Wisdom 18, 6-9 + Psalm 33 + Hebrews 11, 1-2 & 8-19 + Luke 12, 32-48

Did we just hear warnings, commandments, or suggestions? I counted eight: Don’t be afraid, put on your shoes, sell your stuff, give to those in need, put your coat on, turn on the porch light, stay by the door, and shut the windows. That’s my take on these verses, and it might just be that the last seven are instructions on how to have no fear. 

Whatever. The sacred scriptures today give us plenty to think about when it comes to faith, and if taken seriously, these readings ought to give us every reason to take a good new look at this matter of faith because too many people think that faith is a noun, not a person, not a place, but a thing. NOT, says the Word of God. It’s a verb. Faith is not something you have or believe in. It is action. It is practice. It is the movement of our lives. It is what pulls out of our seats as passive or curious spectators changing us into participants. That’s what a faithful person is: person of action, a person who lives, a person who serves, a person who gives, a person who works for the coming of the Kingdom.

People of faith are on the move. They are not stuck in their ways or stuck with their opinions. They are always changing because they are alive and growing. That’s what’s going on between Jesus and his disciples in these verses today. They have been stuck with their old ideas about a Messiah. Here come Jesus, and he awakens their faith and they start to move toward Jerusalem. Remember, Jerusalem in Luke’s Gospel is not just city. It must always make us think of the New Jerusalem, Heaven.

“Don’t be afraid” is what he says to them and to us. Don’t be afraid to let go of those things, places, and attitudes that have been our refuge, our hiding places, or those old things that have given us security and made us feel right. We are a people invited into the future, and we can only get there by leaving our fears, our pessimisms, and like the disciples, maybe leaving behind our old ideas about God. That old idea instilled in too many of us too long ago that God is watching us. Remember hearing that? It’s an image of a God who is lurking in the shadows just waiting to catch us at something and punish us. That was the God the disciples had to leave. The God of the rule book. The God of wrath and anger. The God Jesus revealed as Father is watching all right, but he is watching over us, and that is something new. 

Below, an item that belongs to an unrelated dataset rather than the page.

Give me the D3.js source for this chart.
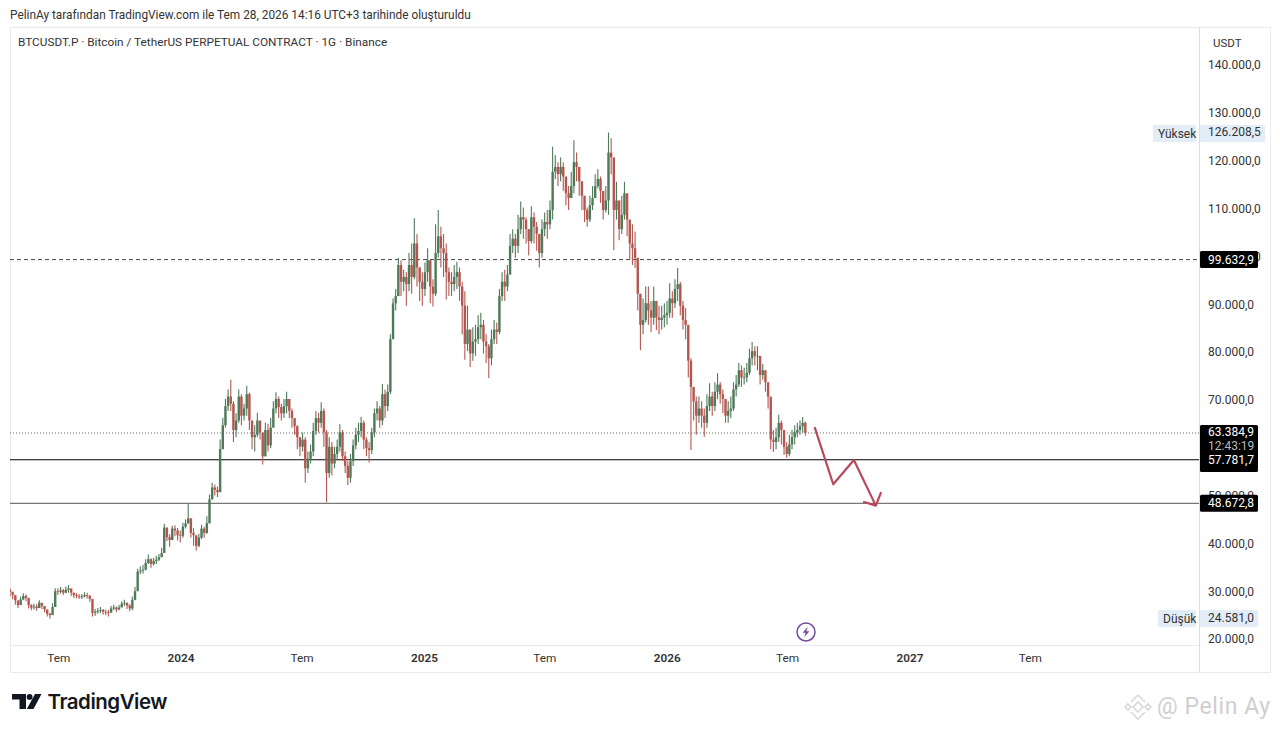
<!DOCTYPE html>
<html><head><meta charset="utf-8">
<style>html,body{margin:0;padding:0;background:#fff}svg{display:block}text{font-family:Roboto,"Liberation Sans",sans-serif}</style>
<script src="https://cdn.jsdelivr.net/npm/d3@7/dist/d3.min.js"></script>
</head><body><div id="c"></div>
<script>
const openFirst = 30.6;
const firstDate = "2023-04-18";
const closes = [
30.2,29.5,28.4,27.4,28.6,29.3,28.9,27.4,26.9,27.1,
26.8,27.9,27.2,26.5,25.6,25.3,27.0,30.3,30.2,30.5,
30.0,30.6,30.9,30.0,29.5,29.3,29.2,29.2,29.5,29.3,
28.7,25.8,26.0,26.2,26.4,26.0,25.9,25.8,26.7,26.9,
26.5,26.9,27.7,27.9,27.3,26.7,28.5,30.3,34.4,34.6,
34.8,36.2,37.0,36.0,36.6,36.9,37.4,38.3,43.6,41.6,
41.0,43.4,43.0,42.0,41.9,43.8,44.5,45.5,42.5,42.0,
39.8,41.5,43.4,42.5,44.5,49.5,52.0,51.5,51.0,60,
65,69,71,69.5,64,66,71,67,68.5,71.5,
66,62.5,63,66,63.5,58.5,64,60.8,64.5,68.5,
70.5,68.8,67.5,69,70.5,68,66.5,64.8,62.5,60.5,
62,56,58,59.5,63.8,66.5,65.5,68,63.5,55,
60.5,57,59,60.5,63.5,58.5,56.5,54,57.5,60.8,
63,63.8,65.5,62,60.2,59.8,63.5,67.5,68.5,66,
71.5,69,72,83,90.5,92,98.5,95,96,94.5,
98.5,96,103,98,95,93.5,97,99.5,94,92.5,
101,104.5,102,101,97,95,94.5,96,97,94,
90,82,85,80,82.5,83,85.5,86,82.5,81.5,
79,83,85,84.5,92,95,94,96.5,102.5,104,
102.5,106,108.5,108,106,103.5,108.5,106.5,105,101,
106,107.5,107,110,118,119,117.5,119,117,113.5,
112.5,115,120,119,116,113,110,108,111,112.5,
115,116.5,114,110,112,122,121,110,112,106,
109,113.5,108,103,102,100,92.5,86,87,90.5,
89,87.5,91,87.5,87,87.5,88,88.5,91.5,90.5,
93.5,94.5,90,87,86,78.5,73,70,67,68.5,
67,65.5,69,71,69,72,73.5,71.5,70.5,67,
68,68.5,72.5,73.5,76.5,75,75,76,79,80.5,
79.5,79.5,75.5,76.5,74,71,62,61.5,62.5,65.5,
64,60.5,59,61,62.5,63.5,64,64.8,65.5,63.4];
const highs = [
30.9,30.0,29.2,28.2,29.2,29.9,29.6,28.6,27.6,27.7,
27.6,28.4,27.8,27.2,26.4,25.8,27.8,30.9,30.9,31.2,
30.8,31.3,31.6,30.7,30.0,29.9,29.7,29.7,30.1,30.0,
29.5,28.7,26.6,26.8,27.0,26.6,26.5,26.4,27.2,27.5,
27.1,27.4,28.2,28.5,27.9,27.6,29.2,31.2,35.0,35.5,
35.8,37.0,38.0,37.2,37.3,37.7,38.1,39.4,44.4,43.6,
42.2,44.0,44.1,43.5,43.0,44.6,45.3,48.6,45.6,43.5,
41.8,42.3,44.2,43.8,46.0,50.5,53.0,52.6,52.2,62.0,
66.5,70.5,72.5,74.5,70,67.5,72.5,71.5,69.5,73.2,
71.8,64.5,65,67.6,65.5,62,65.6,65.3,66.5,70,
71.9,71,69.5,70.5,72,70.5,68.5,66.5,65,62.5,
63.5,62.5,59.5,61,65.5,68,67.6,69.8,68.5,64,
62.5,61.5,60.5,62,65.2,64,59.5,57.5,59,62,
64.5,65.5,66.8,66,62.5,61.5,64.5,68.5,70,69,
73.6,72.5,73.5,84,91.5,93.5,100,99.5,97.5,97,
101,103,108.3,105,98,97,99,102,99.5,95.5,
107,110,106.5,105,103,98,97,98.5,99.2,98,
95,93,90,85,85.5,86,88,88.5,87,84,
82,85,87,86.5,93.5,97,97.5,98.5,105,106,
105,109,111.8,110.5,108.5,106,110.8,109.5,107.5,104,
108,109.5,110,112,123.2,121.5,120,121,120,116,
115,118,124.6,122,119,116,112.5,110.5,113,115,
117.5,118.5,117,113,115,126.2,125,120,115.9,111,
113,115.9,112.5,107.5,107,105.5,100,91.5,91.5,94,
94,91,94,91,90,90,90.5,91,94.7,93,
95.5,97.9,95,91,89.5,85,79,73,71,71,
70,68.5,71.5,73.8,72,74,75.9,74,72.5,70,
70,71,74,75.5,78,77.5,77,78,81,82.4,
81.5,81.5,78,77.8,76.5,73,70.5,64,64.5,67.2,
66,63.5,61.5,63,64,65,65.5,66,66.7,65.8];
const lows = [
29.2,28.6,27.5,26.8,27.5,28.4,28.2,26.7,26.3,26.5,
26.2,26.8,26.6,25.9,25.0,24.6,25.4,27.2,29.5,29.8,
29.5,29.9,30.0,29.3,28.9,28.8,28.7,28.7,29.0,28.8,
28.1,25.0,25.2,25.6,25.7,25.4,25.3,25.0,25.9,26.3,
25.9,26.3,27.0,27.2,26.6,26.1,26.3,28.4,33.6,33.9,
34.0,34.7,36.0,35.2,35.7,36.0,36.6,37.5,38.3,40.8,
39.6,41.0,41.8,40.9,40.5,41.5,43.4,44.4,41.5,39.8,
38.8,39.5,41.2,41.5,42.3,44.5,49.5,50.3,50.0,54.5,
60,64.5,68,68,61.5,62.5,65.5,65,66,67,
64,60,59.5,62.5,62,56.8,58.5,59.5,60.2,64.5,
67.5,66.5,66,66.5,67.5,66.5,64.5,63,60,58.5,
59.5,53,55,57,58.5,63,63.5,64.5,60.5,48.9,
54,54.5,56,58,59.5,57.5,55,52.5,53,56.5,
60,61.5,62.5,60,58.5,57.2,59,62.5,66,64.5,
65,66.5,68,71.5,83,89,92,92,93,90,
93,92.5,95.5,94,91,90,92,95,90.5,89.8,
92,100,98,96,91.3,92,92,93,93.5,91,
84,78.7,80.5,77.2,78.5,79.5,82,83,80,78,
74.9,77.5,82,82,84,91,91,93,96.5,101,
100,101,105,104,103,100.5,103,103,101.5,98,
100,104.5,104,106,108,116.5,115,116,114,111,
110,112.5,113.5,116,113,110,107.5,106.5,107.5,110,
112.5,114.5,111.5,108,109.5,109,117.5,101.6,108,103.7,
105,108,104.5,99.6,98.5,97.9,89,80.7,84,86.5,
86,84.5,86,84.9,84,85,85.5,86,87.5,87.5,
89.5,91,88,85,83,75,59.8,66,63,65.5,
64.5,62.6,64.5,68,67,68,70.5,69.5,67.5,65.5,
65.5,66.5,68,71,73,73,73.5,74,75.5,77.5,
77.5,76.5,73.5,74.5,72,68.5,60,59.4,60,61.5,
61,58.8,58.2,58.5,60,61,62.5,63,63.5,62.8];

const priceTicks = [20,30,40,50,60,70,80,90,100,110,120,130,140];
const timeTicks = ["2023-07-01","2024-01-01","2024-07-01","2025-01-01","2025-07-01","2026-01-01","2026-07-01","2027-01-01","2027-07-01"];
const timeLabels = ["Tem","2024","Tem","2025","Tem","2026","Tem","2027","Tem"];
const dashedLevel = 99.6329, lastPrice = 63.3849, support1 = 57.7817, support2 = 48.6728;
const highLabel = 126.2085, lowLabel = 24.581;
const arrowDates = ["2026-08-10","2026-09-07","2026-10-08","2026-11-10"];
const arrowPrices = [64.6,52.66,57.74,48.2];
const headDates = ["2026-10-22","2026-11-10","2026-11-18"];
const headPrices = [49.0,48.2,51.0];
const titleText = "PelinAy tarafından TradingView.com ile Tem 28, 2026 14:16 UTC+3 tarihinde oluşturuldu";
const symbolText = "BTCUSDT.P · Bitcoin / TetherUS PERPETUAL CONTRACT · 1G · Binance";

const W=1280,H=731;
const svg=d3.select("#c").append("svg").attr("width",W).attr("height",H).attr("viewBox",`0 0 ${W} ${H}`);
const pane={l:10,r:1199,t:27,b:645,axisB:672,outer:1270};
const parse=d3.utcParse("%Y-%m-%d");
const x=d3.scaleUtc().domain([parse("2023-04-18"),parse("2028-03-10")]).range([pane.l,pane.r]);
const y=d3.scaleLinear().domain([20,140]).range([640.5,66.5]);
const loc=d3.formatLocale({decimal:",",thousands:".",grouping:[3],currency:["",""]});
const fmt=v=>loc.format(",.1f")(v*1000);

const defs=svg.append("defs");
defs.append("clipPath").attr("id","paneClip").append("rect").attr("x",pane.l).attr("y",pane.t).attr("width",pane.r-pane.l).attr("height",pane.b-pane.t);
const f=defs.append("filter").attr("id","soft").attr("x","-5%").attr("y","-5%").attr("width","110%").attr("height","110%");
f.append("feGaussianBlur").attr("stdDeviation",0.6);

// frame
const frame=svg.append("g").attr("stroke","#e9eaec").attr("fill","none");
frame.append("rect").attr("x",pane.l+.5).attr("y",pane.t+.5).attr("width",pane.outer-pane.l).attr("height",pane.axisB-pane.t);
frame.append("line").attr("x1",pane.r+.5).attr("x2",pane.r+.5).attr("y1",pane.t).attr("y2",pane.axisB).attr("stroke","#dcdde0");
frame.append("line").attr("x1",pane.l).attr("x2",pane.r).attr("y1",pane.b+.5).attr("y2",pane.b+.5);

// level lines
const levels=svg.append("g").attr("clip-path","url(#paneClip)");
const lvl=(v,stroke,w,dash)=>levels.append("line").attr("x1",pane.l).attr("x2",pane.r).attr("y1",y(v)).attr("y2",y(v)).attr("stroke",stroke).attr("stroke-width",w).attr("stroke-dasharray",dash);
lvl(dashedLevel,"#333",0.9,"4 3");
lvl(lastPrice,"#666",1,"1 2");
lvl(support1,"#000",1.1,null);
lvl(support2,"#777",1.1,null);

// candles
const candles=closes.map((c,i)=>({d:d3.utcDay.offset(parse(firstDate),i*4),o:i?closes[i-1]:openFirst,c,h:highs[i],l:lows[i]}));
const up="#4f7a5a",down="#b4574f";
const cg=svg.append("g").attr("clip-path","url(#paneClip)").append("g").attr("filter","url(#soft)");
const cs=cg.selectAll("g").data(candles).join("g").attr("stroke",d=>d.c>=d.o?up:down).attr("fill",d=>d.c>=d.o?up:down);
cs.append("line").attr("x1",d=>x(d.d)).attr("x2",d=>x(d.d)).attr("y1",d=>y(d.h)).attr("y2",d=>y(d.l)).attr("stroke-width",1.1);
cs.append("rect").attr("x",d=>x(d.d)-1.2).attr("width",2.4).attr("y",d=>y(Math.max(d.o,d.c))).attr("height",d=>Math.max(0.8,Math.abs(y(d.o)-y(d.c)))).attr("stroke","none");

// arrow
const lineFn=d3.line().x(d=>x(parse(d[0]))).y(d=>y(d[1]));
const arrowG=svg.append("g").attr("fill","none").attr("stroke","#b8485c").attr("stroke-width",2.2).attr("stroke-linejoin","round").attr("filter","url(#soft)");
arrowG.append("path").attr("d",lineFn(d3.zip(arrowDates,arrowPrices)));
arrowG.append("path").attr("d",lineFn(d3.zip(headDates,headPrices)));

// time axis
const xAxis=d3.axisBottom(x).tickValues(timeTicks.map(parse)).tickFormat((d,i)=>timeLabels[i]).tickSize(0).tickPadding(0);
const gx=svg.append("g").attr("transform",`translate(-1,${pane.b+9})`).call(xAxis);
gx.select(".domain").remove();
gx.selectAll("text").attr("font-size",11.8).attr("fill","#333");
gx.selectAll("text").filter((d,i)=>timeLabels[i]!=="Tem").attr("font-weight",600);

// price axis
const yAxis=d3.axisRight(y).tickValues(priceTicks).tickFormat(fmt).tickSize(0).tickPadding(0);
const gy=svg.append("g").attr("transform",`translate(1208,-1.5)`).call(yAxis);
gy.select(".domain").remove();
gy.selectAll("text").attr("font-size",12).attr("fill","#333");
const T=(s,tx,ty,o={})=>svg.append("text").attr("x",tx).attr("y",ty).attr("font-size",o.size||12).attr("fill",o.fill||"#333").attr("font-weight",o.weight||400).text(s);
T("USDT",1213,47,{size:11.5});

// label boxes
const box=(x0,x1,y0,y1,fill)=>svg.append("rect").attr("x",x0).attr("y",y0).attr("width",x1-x0).attr("height",y1-y0).attr("fill",fill).attr("rx",1.5);
box(1200,1258,y(dashedLevel)-8.5,y(dashedLevel)+8.5,"#000");
box(1200,1258,425,472,"#000");
box(1200,1258,y(support2)-8.5,y(support2)+8.5,"#000");
T(fmt(dashedLevel),1208,y(dashedLevel)+4,{fill:"#fff"});
T(fmt(lastPrice),1208,y(lastPrice)+3.5,{fill:"#fff"});
T("12:43:19",1208,450,{fill:"#bbb"});
T(fmt(support1),1208,y(support1)+4.5,{fill:"#fff"});
T(fmt(support2),1208,y(support2)+4,{fill:"#fff"});
const hiY=y(highLabel)+0.5, loY=y(lowLabel)-0.5;
box(1153,1196,hiY-8,hiY+9,"#e3edf7");box(1200,1265,hiY-8,hiY+9,"#e3edf7");
box(1158,1196,loY-8,loY+9,"#e3edf7");box(1200,1258,loY-8,loY+9,"#e3edf7");
T("Yüksek",1158,hiY+5,{size:12});T(fmt(highLabel),1208,hiY+3);
T("Düşük",1163,loY+5,{size:12});T(fmt(lowLabel),1208,loY+4);

// header
T(titleText,10,19,{size:11.85,fill:"#333"});
T(symbolText,18,46,{size:11.8,fill:"#333"});

// event icon
const ev=svg.append("g").attr("transform","translate(806,632)");
ev.append("circle").attr("r",9).attr("fill","#fff").attr("stroke","#7a4a9c").attr("stroke-width",1.5);
ev.append("path").attr("d","M1.8,-5.2 L-3.4,0.8 L-0.4,0.8 L-1.8,5.2 L3.4,-0.8 L0.4,-0.8 Z").attr("fill","#7a4a9c");

// logo
const logo=svg.append("g").attr("fill","#131722");
logo.append("path").attr("d","M12,694 H26 V709 H19.5 V699.5 H12 Z");
logo.append("circle").attr("cx",29.6).attr("cy",696.9).attr("r",2.9);
logo.append("path").attr("d","M35,694 H41.5 L33.5,709 H26.8 Z");
T("TradingView",47.5,709,{size:20.5,weight:600,fill:"#131722"}).style("font-family","Inter,Roboto,sans-serif").attr("textLength",120);

// watermark
const wm=svg.append("g").attr("transform","translate(1138,707)").attr("fill","none").attr("stroke","#d8d8d8").attr("stroke-width",1.6);
wm.append("path").attr("d","M0,-12 L7,-5 M0,-12 L-7,-5 M-5,0 L0,-5 L5,0 L0,5 Z M-7,5 L0,12 L7,5");
wm.append("path").attr("d","M-13,0 L-10,-3 L-7,0 L-10,3 Z M13,0 L10,-3 L7,0 L10,3 Z");
T("@ Pelin Ay",1157,714,{size:23,fill:"#cfcfcf"}).style("letter-spacing","0.6px");
</script></body></html>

We are told that the Israelites ate the Passover meal standing up with their shoes on ready to go. They ate that unleavened bread because they didn’t want to wait for it to rise. We might do well to remember that here. Instead of sitting near the doors ready to grab communion and bolt out those doors in order to get out of the parking lot and go home, we might capture some of that readiness to get out of here alright, but not to go home, not to go back to the same old comforts and the same old ways of thinking and acting, but anxious to get out into this city, this neighborhood and do something because faith will not let us just sit back and watch. Faith will pull us forward, stretch our limits, challenge our old ways of thinking, and lead us to take a risk or two without fear of what someone will think or say, or how they will look at us if we make the sign of the cross.

This place is our launching pad. It’s where we get fueled up and prepped for the journey. It’s where our vision of the future gets focused. We can’t come here to be soothed and sing sweet lullabies. We come here to catch fire, to be singed by the Holy Spirit, and pour out of here with the message of God’s presence, the assurance that someone is watching over us, and that there is a future filled with joyful peace, and a place where everyone will feel at home no matter what they may have done in the past. That is what faith looks like, and it is what faithful people can accomplish. The hungry are be fed. The thirsty have full cup. The naked are clothed. The homeless have a roof not a car. Those who are alone will find one of us at their side.